FM? It's gotten so bad that the AM stations are starting to simulcast on it. Want music? Well if your idea of entertainment is listening to the same fifty or even less records over, and over, and over,and over, and over, and over again is entertainment more power to ya, but in this day and age when you can carry literally 100X the selections in your pocket why bother?
Posted by: Drive-In-Freak | January 04, 2013 at 09:38 PM
Those trends really had been building for years. It was just that there used to be room for slightly oddball stations doing interesting things.

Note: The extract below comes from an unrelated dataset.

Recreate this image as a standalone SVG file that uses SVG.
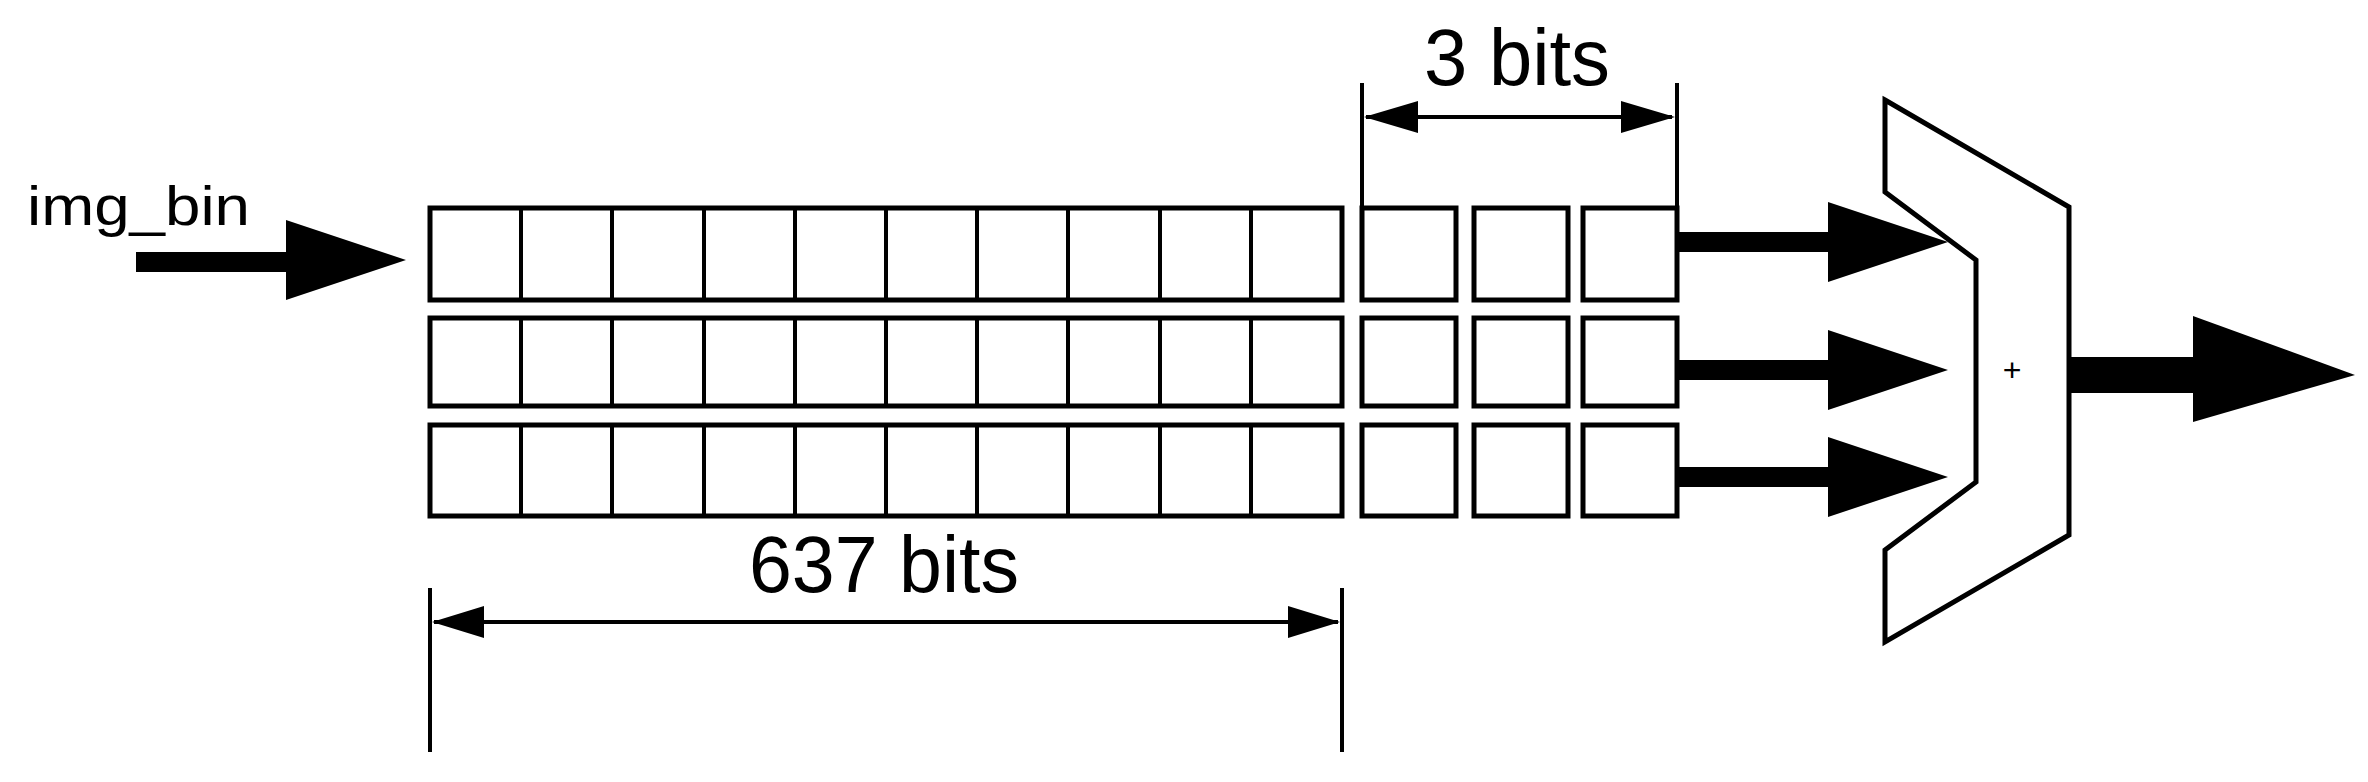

Most of those seem to be gone now as the publicly traded chains have bought up everything in sight, overextending themselves in the process, and are applying standard corporate cost-reduction techniques to compensate. Nice bonus: I'm sure the annual Christmas-season layoffs at Clear Channel and CBS will really entice talented people to enter the business.
Indeed, "but in this day and age when you can carry literally 100X the selections in your pocket why bother?" I've stated it a little differently: why listen to someone else's automated jukebox when you can listen to your own?
It makes the little hobby of collecting radio receivers even more absurd. I'm not much on nostalgia but maybe this is a thinly disguised form of it, or maybe I'm just compensating for the years when better radios really would have expanded the world that I had access to.
What keeps me interested, at least a little bit, are the small college stations, the occasional small-town AM station that's still local, the scattered ethnic programming, and NPR. Occasionally there is a commercial station that I can still listen to. In San Francisco Cumulus ruined KFOG in 2012, but Entercom's "K-FOX" also grabbed some good people from that debacle, let them be themselves on the air, and opened up the playlists a little bit. So occasionally there is hope. Computerized and cramped playlists, right-wing verbal vomit, and vacuous sports talk have ruined the rest.
Posted by: Mark Roberts | January 06, 2013 at 10:47 AM
CBS Sports Radio and Jim Rome have been added to the Jack 93.1 HD 2 feed in Los Angeles as of Wednesday.